The tax consequences of an equipment lease depend on whether the IRS treats the arrangement as a true lease or as a disguised purchase. In a true lease, you deduct your lease payments as a business expense in the year you make them. In a lease the IRS recharacterizes as a purchase, you instead claim depreciation deductions on the equipment as if you owned it.

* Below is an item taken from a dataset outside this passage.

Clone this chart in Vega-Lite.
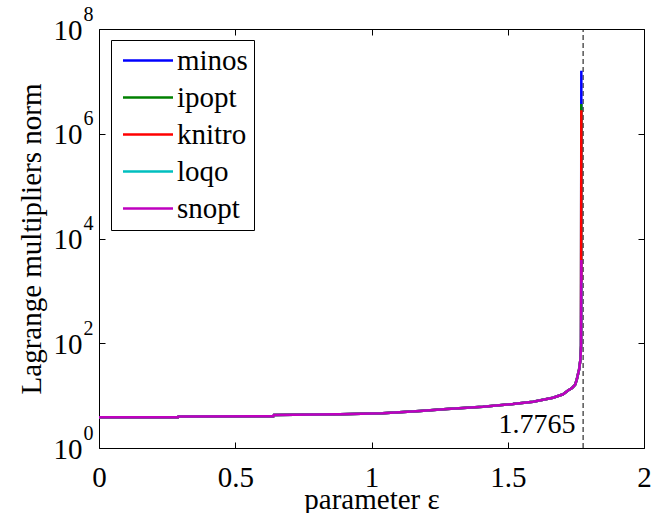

For finance leases and leases with $1 buyouts, the IRS is more likely to treat the transaction as a purchase for tax purposes. That classification opens the door to two significant deductions. The Section 179 deduction allows you to expense the full cost of qualifying equipment in the year it’s placed in service, up to $2,560,000 for tax year 2026, with the deduction phasing out once total equipment purchases exceed $4,090,000. Separately, the One, Big, Beautiful Bill Act established a permanent 100 percent bonus depreciation deduction for qualifying property acquired after January 19, 2025.5Internal Revenue Service. Treasury, IRS Issue Guidance on the Additional First Year Depreciation Deduction Amended as Part of the One Big Beautiful Bill
For operating leases treated as true leases, the tax picture is simpler: you deduct each lease payment as a rental expense in the period it’s paid. You don’t claim depreciation because you don’t own the asset for tax purposes. The trade-off is straightforward. A true lease gives you steady, predictable deductions. A finance lease or purchase structure lets you take a much larger deduction upfront, which can significantly reduce your tax liability in the year you acquire the equipment, but you lose the deduction in later years. Which approach saves more money depends on your tax situation, your cash flow needs, and how long you plan to use the equipment.
The lease agreement itself doesn’t determine your tax treatment. The IRS looks at the economic substance of the deal. If the lessee bears the risks and rewards of ownership, including the residual value risk, the IRS is likely to call it a purchase regardless of what the contract says.